The franchise's Facebook page was said to have shared an image released by Israeli police which appears to show Palestinian hunger-strike leader Marwan Barghouti secretly breaking his fast.
"Barghouti, if you are going to break your (hunger) strike, isn't pizza the better choice?" a screenshot of the post said, with a pizza box seemingly photoshopped into the picture.
The image was later removed from the Facebook page, though it was still found on the page of at least one local branch.
A spokeswoman for Pizza Hut International apologised for the post.
"It was completely inappropriate and does not reflect the values of our brand," she told AFP.
"The local franchisee in the country removed it," she added. "We truly regret any hurt this may have caused."
Hundreds of Palestinian prisoners in Israeli jails are currently on hunger strike over their conditions.

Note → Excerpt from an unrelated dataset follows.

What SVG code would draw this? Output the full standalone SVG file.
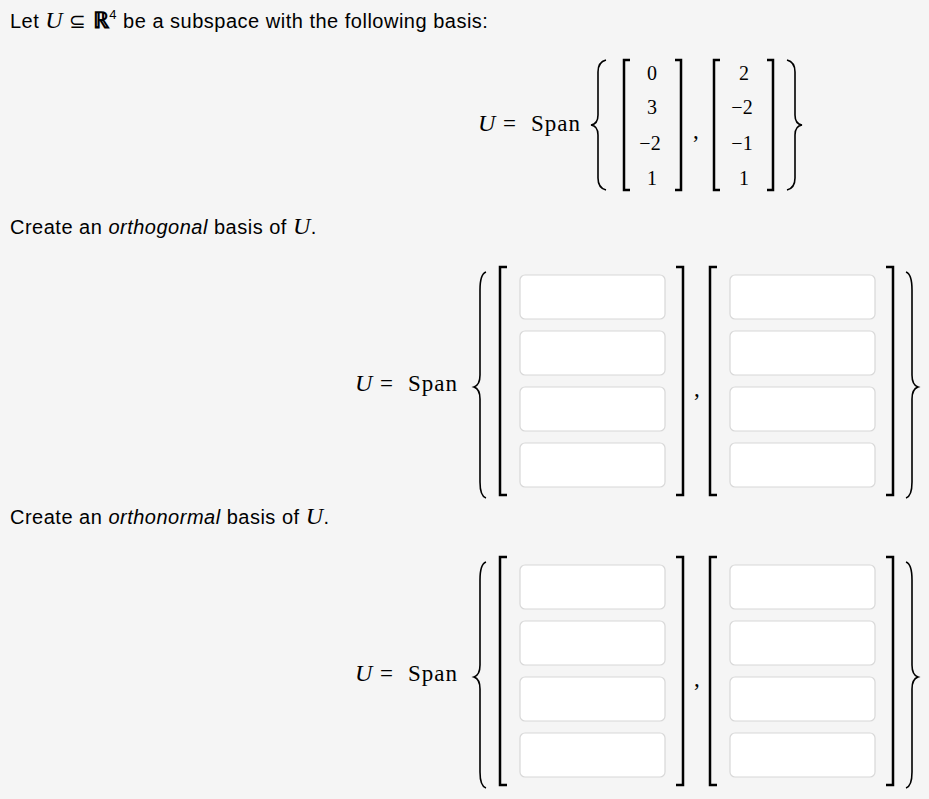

The post sparked fury on Palestinian social media, including calls to boycott the chain.
"Pizza Hut is ridiculing the prisoners' strike," activist Alaa Abu Diab wrote on Facebook, using the hashtag #boycott_pizzahut.
The Boycott, Divestment and Sanctions (BDS) movement, which calls for boycotting Israel until it ends the occupation of Palestinian territories, said it supported calls to snub Pizza Hut.
"Pizza Hut's mockery of leaders of Palestinian prisoners on hunger strike for freedom and dignity adds insult to deep injury," said the BDS's Mahmoud Nawajaa.
"We support grassroots Palestinian calls for a worldwide boycott of Pizza Hut, especially in the Arab world," he wrote in an email to AFP.
Pizza Hut has an outlet in the Palestinian city of Ramallah, as well as dozens across the Middle East.
It has many inside Israel, as well as one in the settlement of Maale Adumim in the occupied West Bank.
Barghouti, a senior member of Palestinian president Mahmud Abbas's Fatah party and a highly popular figure among Palestinians, is serving five life sentences over his role in the second Palestinian intifada, or uprising.
Israeli authorities say 894 Palestinian prisoners have kept up the strike, though Palestinian officials say it is more than 1,000.
Some 850,000 Palestinians have been incarcerated since the Israel's occupation of their territories 50 years ago, Palestinian leaders say.